YOUR TASK >>
Would you repeat the listing exactly but omit every picture?

===== PROVIDED DATA =====

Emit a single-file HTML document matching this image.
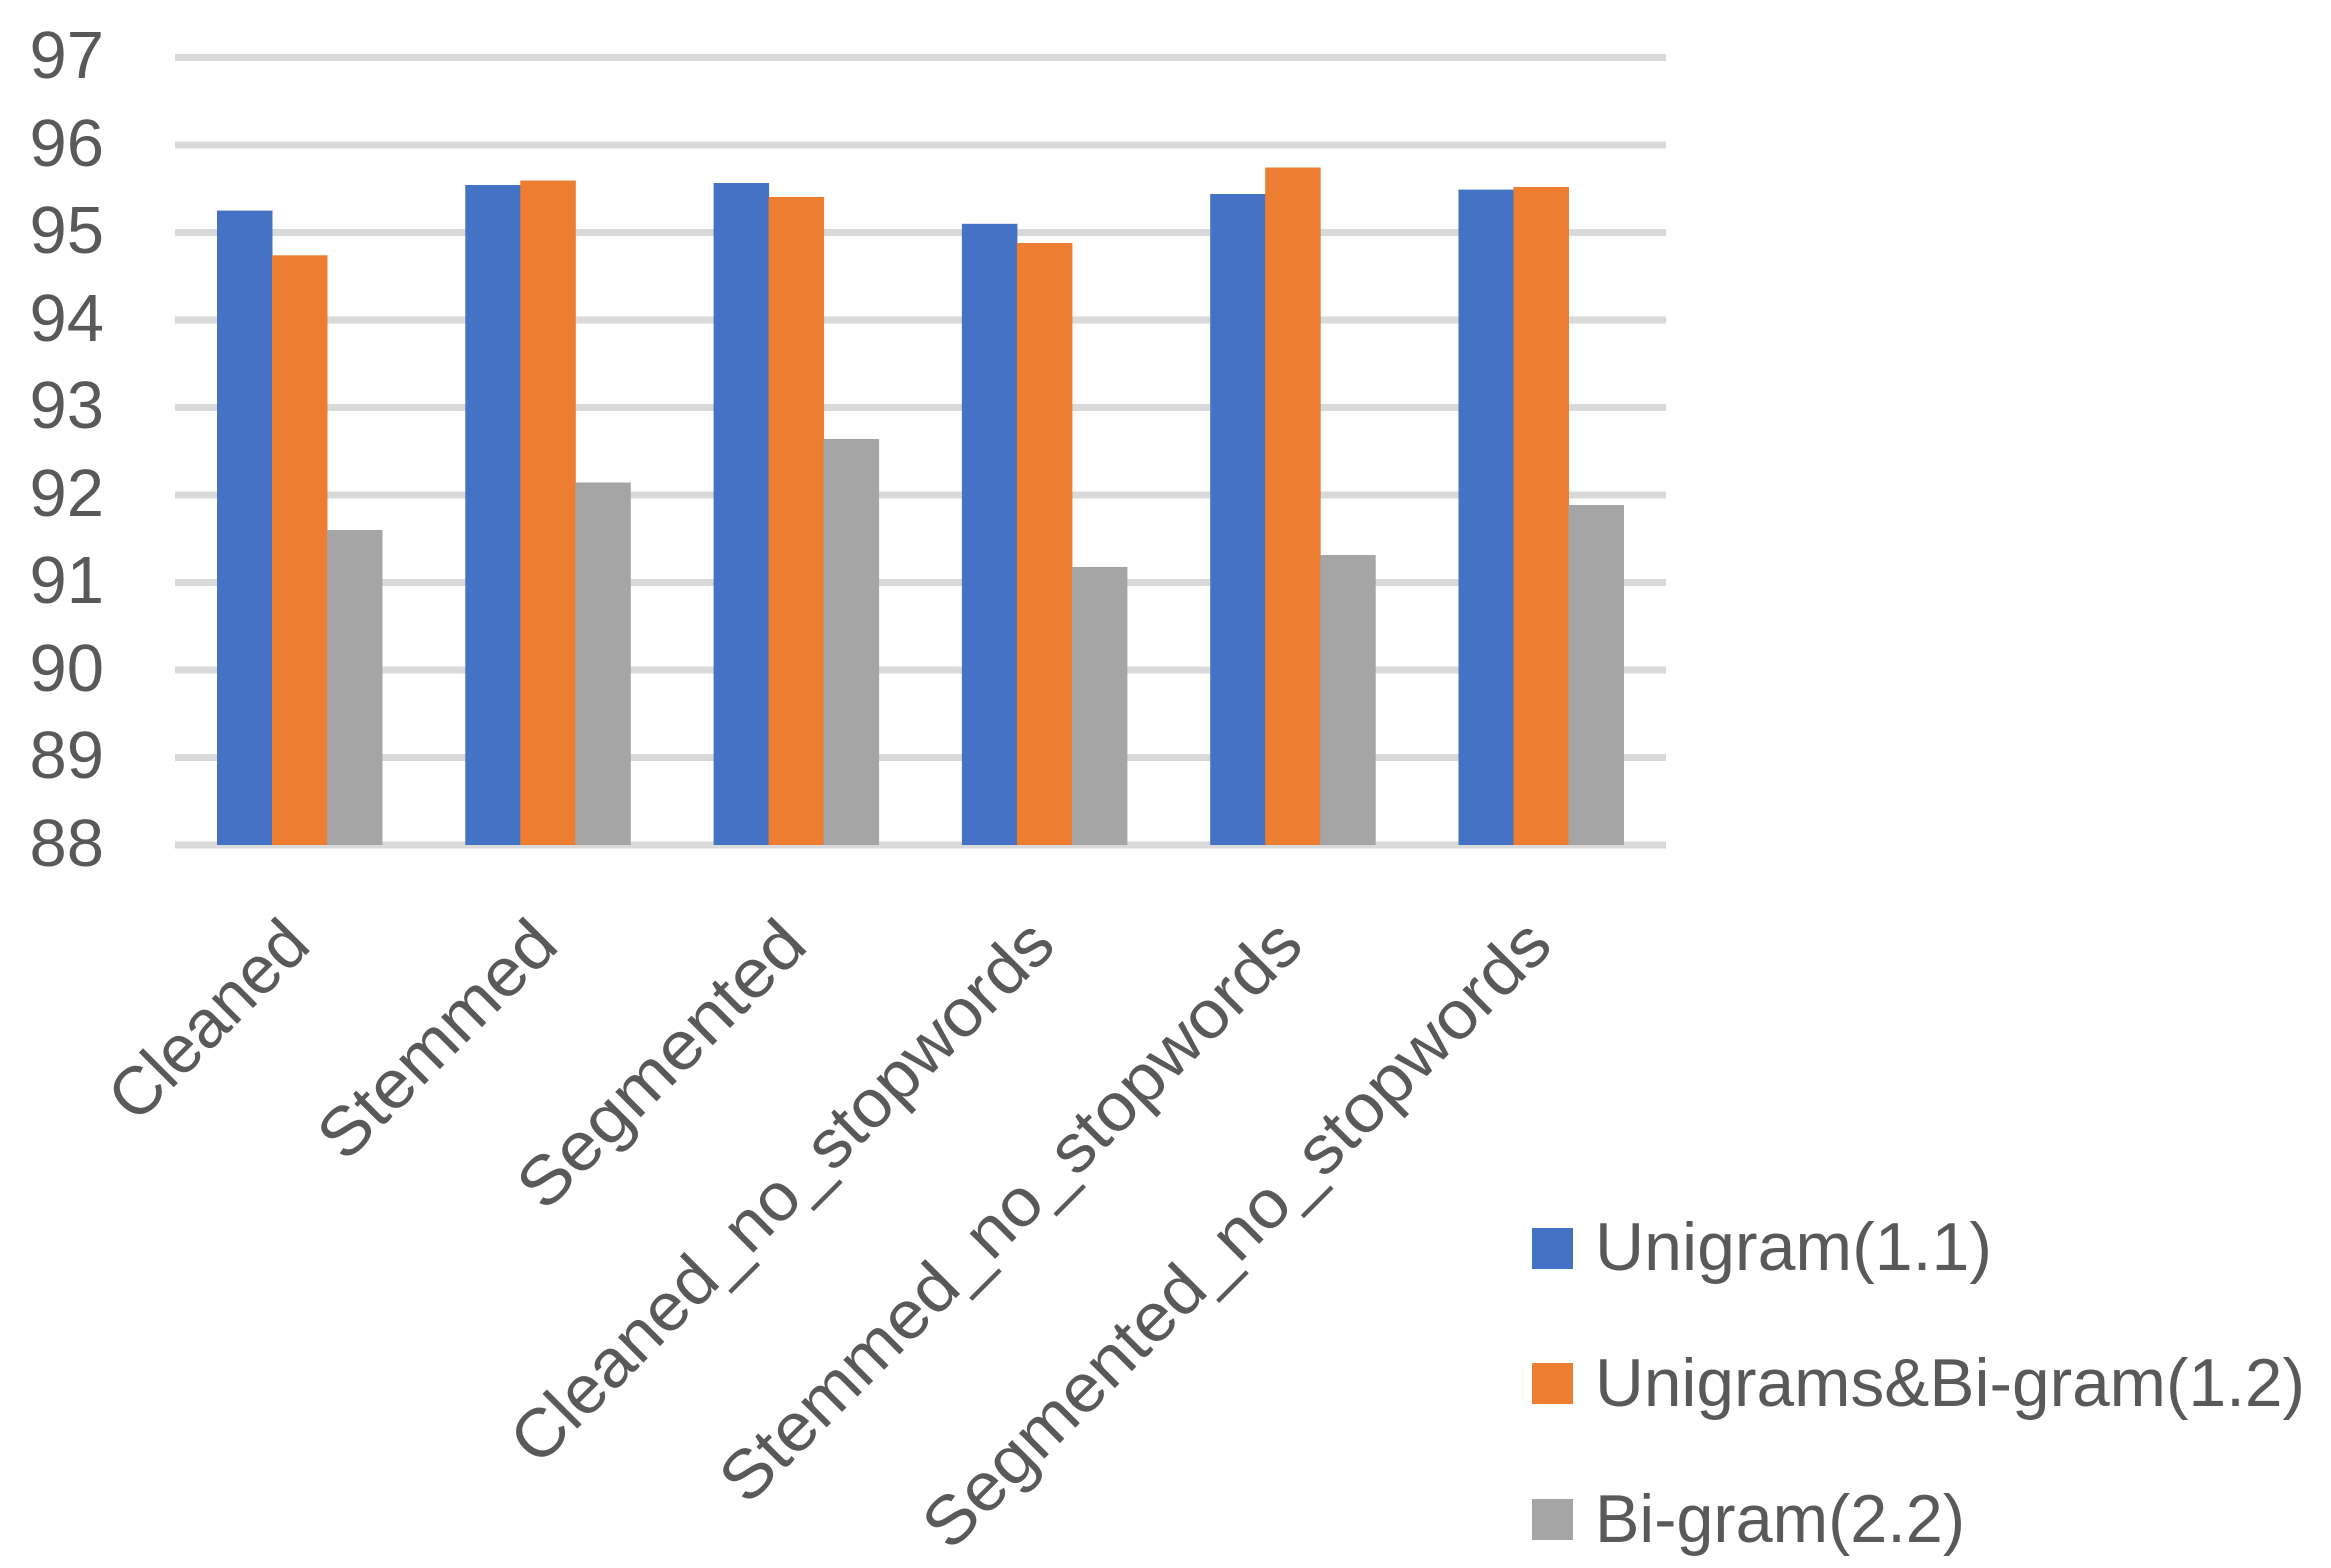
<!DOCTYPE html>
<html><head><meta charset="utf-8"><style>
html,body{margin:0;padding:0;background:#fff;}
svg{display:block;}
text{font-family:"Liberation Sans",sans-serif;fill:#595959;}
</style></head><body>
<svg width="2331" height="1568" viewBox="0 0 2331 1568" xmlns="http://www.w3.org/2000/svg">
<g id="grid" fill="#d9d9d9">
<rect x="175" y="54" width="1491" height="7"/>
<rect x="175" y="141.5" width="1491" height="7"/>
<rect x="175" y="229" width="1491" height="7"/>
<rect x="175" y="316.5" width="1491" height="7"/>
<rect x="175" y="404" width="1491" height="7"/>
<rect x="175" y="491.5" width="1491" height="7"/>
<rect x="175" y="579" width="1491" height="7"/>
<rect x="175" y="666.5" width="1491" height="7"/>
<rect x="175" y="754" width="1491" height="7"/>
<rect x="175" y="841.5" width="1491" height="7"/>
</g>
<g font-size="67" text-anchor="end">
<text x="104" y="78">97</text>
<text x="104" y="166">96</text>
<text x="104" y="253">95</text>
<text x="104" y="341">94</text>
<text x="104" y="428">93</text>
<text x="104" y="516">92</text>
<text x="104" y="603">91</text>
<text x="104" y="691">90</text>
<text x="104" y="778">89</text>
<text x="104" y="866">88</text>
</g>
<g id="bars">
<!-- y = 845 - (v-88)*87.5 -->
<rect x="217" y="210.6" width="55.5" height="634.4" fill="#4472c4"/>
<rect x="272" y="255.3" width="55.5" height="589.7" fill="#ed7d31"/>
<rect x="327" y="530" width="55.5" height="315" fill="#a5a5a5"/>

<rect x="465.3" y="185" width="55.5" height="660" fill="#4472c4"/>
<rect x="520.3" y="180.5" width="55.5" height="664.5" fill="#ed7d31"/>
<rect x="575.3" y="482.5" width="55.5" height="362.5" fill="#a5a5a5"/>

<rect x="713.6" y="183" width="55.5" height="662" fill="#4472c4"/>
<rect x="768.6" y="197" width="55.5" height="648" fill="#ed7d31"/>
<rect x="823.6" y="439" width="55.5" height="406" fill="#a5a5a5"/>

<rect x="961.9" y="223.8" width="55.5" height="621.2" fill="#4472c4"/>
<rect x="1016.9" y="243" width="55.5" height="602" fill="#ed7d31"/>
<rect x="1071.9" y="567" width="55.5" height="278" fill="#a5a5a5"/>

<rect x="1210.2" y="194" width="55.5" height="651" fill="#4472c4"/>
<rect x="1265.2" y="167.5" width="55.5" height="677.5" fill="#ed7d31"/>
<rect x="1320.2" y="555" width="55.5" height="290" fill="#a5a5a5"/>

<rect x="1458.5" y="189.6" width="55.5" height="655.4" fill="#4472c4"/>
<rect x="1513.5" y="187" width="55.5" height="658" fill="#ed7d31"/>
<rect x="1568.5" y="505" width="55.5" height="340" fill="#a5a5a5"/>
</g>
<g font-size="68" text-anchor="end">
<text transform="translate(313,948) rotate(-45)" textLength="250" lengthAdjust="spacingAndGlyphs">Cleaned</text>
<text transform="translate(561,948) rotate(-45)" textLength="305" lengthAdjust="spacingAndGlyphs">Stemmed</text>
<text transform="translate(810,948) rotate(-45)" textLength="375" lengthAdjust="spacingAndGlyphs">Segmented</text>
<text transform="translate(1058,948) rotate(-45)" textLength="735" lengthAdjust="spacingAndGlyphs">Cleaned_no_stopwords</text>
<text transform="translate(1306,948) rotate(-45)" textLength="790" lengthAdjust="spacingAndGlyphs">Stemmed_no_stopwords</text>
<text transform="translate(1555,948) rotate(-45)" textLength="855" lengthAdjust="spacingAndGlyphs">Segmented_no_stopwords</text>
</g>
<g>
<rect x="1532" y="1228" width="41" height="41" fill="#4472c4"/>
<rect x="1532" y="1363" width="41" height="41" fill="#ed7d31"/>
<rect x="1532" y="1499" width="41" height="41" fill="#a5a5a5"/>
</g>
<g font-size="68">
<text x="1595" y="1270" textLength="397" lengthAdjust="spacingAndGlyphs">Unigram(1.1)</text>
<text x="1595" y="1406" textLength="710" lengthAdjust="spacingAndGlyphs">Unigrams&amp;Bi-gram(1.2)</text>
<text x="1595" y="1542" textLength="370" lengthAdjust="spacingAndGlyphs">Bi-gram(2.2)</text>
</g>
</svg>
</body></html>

=====

ANSWER TO THIS TASK >>
Emit a single-file HTML document matching this image.
<!DOCTYPE html>
<html><head><meta charset="utf-8"><style>
html,body{margin:0;padding:0;background:#fff;}
svg{display:block;}
text{font-family:"Liberation Sans",sans-serif;fill:#595959;}
</style></head><body>
<svg width="2331" height="1568" viewBox="0 0 2331 1568" xmlns="http://www.w3.org/2000/svg">
<g id="grid" fill="#d9d9d9">
<rect x="175" y="54" width="1491" height="7"/>
<rect x="175" y="141.5" width="1491" height="7"/>
<rect x="175" y="229" width="1491" height="7"/>
<rect x="175" y="316.5" width="1491" height="7"/>
<rect x="175" y="404" width="1491" height="7"/>
<rect x="175" y="491.5" width="1491" height="7"/>
<rect x="175" y="579" width="1491" height="7"/>
<rect x="175" y="666.5" width="1491" height="7"/>
<rect x="175" y="754" width="1491" height="7"/>
<rect x="175" y="841.5" width="1491" height="7"/>
</g>
<g font-size="67" text-anchor="end">
<text x="104" y="78">97</text>
<text x="104" y="166">96</text>
<text x="104" y="253">95</text>
<text x="104" y="341">94</text>
<text x="104" y="428">93</text>
<text x="104" y="516">92</text>
<text x="104" y="603">91</text>
<text x="104" y="691">90</text>
<text x="104" y="778">89</text>
<text x="104" y="866">88</text>
</g>
<g id="bars">
<!-- y = 845 - (v-88)*87.5 -->
<rect x="217" y="210.6" width="55.5" height="634.4" fill="#4472c4"/>
<rect x="272" y="255.3" width="55.5" height="589.7" fill="#ed7d31"/>
<rect x="327" y="530" width="55.5" height="315" fill="#a5a5a5"/>

<rect x="465.3" y="185" width="55.5" height="660" fill="#4472c4"/>
<rect x="520.3" y="180.5" width="55.5" height="664.5" fill="#ed7d31"/>
<rect x="575.3" y="482.5" width="55.5" height="362.5" fill="#a5a5a5"/>

<rect x="713.6" y="183" width="55.5" height="662" fill="#4472c4"/>
<rect x="768.6" y="197" width="55.5" height="648" fill="#ed7d31"/>
<rect x="823.6" y="439" width="55.5" height="406" fill="#a5a5a5"/>

<rect x="961.9" y="223.8" width="55.5" height="621.2" fill="#4472c4"/>
<rect x="1016.9" y="243" width="55.5" height="602" fill="#ed7d31"/>
<rect x="1071.9" y="567" width="55.5" height="278" fill="#a5a5a5"/>

<rect x="1210.2" y="194" width="55.5" height="651" fill="#4472c4"/>
<rect x="1265.2" y="167.5" width="55.5" height="677.5" fill="#ed7d31"/>
<rect x="1320.2" y="555" width="55.5" height="290" fill="#a5a5a5"/>

<rect x="1458.5" y="189.6" width="55.5" height="655.4" fill="#4472c4"/>
<rect x="1513.5" y="187" width="55.5" height="658" fill="#ed7d31"/>
<rect x="1568.5" y="505" width="55.5" height="340" fill="#a5a5a5"/>
</g>
<g font-size="68" text-anchor="end">
<text transform="translate(313,948) rotate(-45)" textLength="250" lengthAdjust="spacingAndGlyphs">Cleaned</text>
<text transform="translate(561,948) rotate(-45)" textLength="305" lengthAdjust="spacingAndGlyphs">Stemmed</text>
<text transform="translate(810,948) rotate(-45)" textLength="375" lengthAdjust="spacingAndGlyphs">Segmented</text>
<text transform="translate(1058,948) rotate(-45)" textLength="735" lengthAdjust="spacingAndGlyphs">Cleaned_no_stopwords</text>
<text transform="translate(1306,948) rotate(-45)" textLength="790" lengthAdjust="spacingAndGlyphs">Stemmed_no_stopwords</text>
<text transform="translate(1555,948) rotate(-45)" textLength="855" lengthAdjust="spacingAndGlyphs">Segmented_no_stopwords</text>
</g>
<g>
<rect x="1532" y="1228" width="41" height="41" fill="#4472c4"/>
<rect x="1532" y="1363" width="41" height="41" fill="#ed7d31"/>
<rect x="1532" y="1499" width="41" height="41" fill="#a5a5a5"/>
</g>
<g font-size="68">
<text x="1595" y="1270" textLength="397" lengthAdjust="spacingAndGlyphs">Unigram(1.1)</text>
<text x="1595" y="1406" textLength="710" lengthAdjust="spacingAndGlyphs">Unigrams&amp;Bi-gram(1.2)</text>
<text x="1595" y="1542" textLength="370" lengthAdjust="spacingAndGlyphs">Bi-gram(2.2)</text>
</g>
</svg>
</body></html>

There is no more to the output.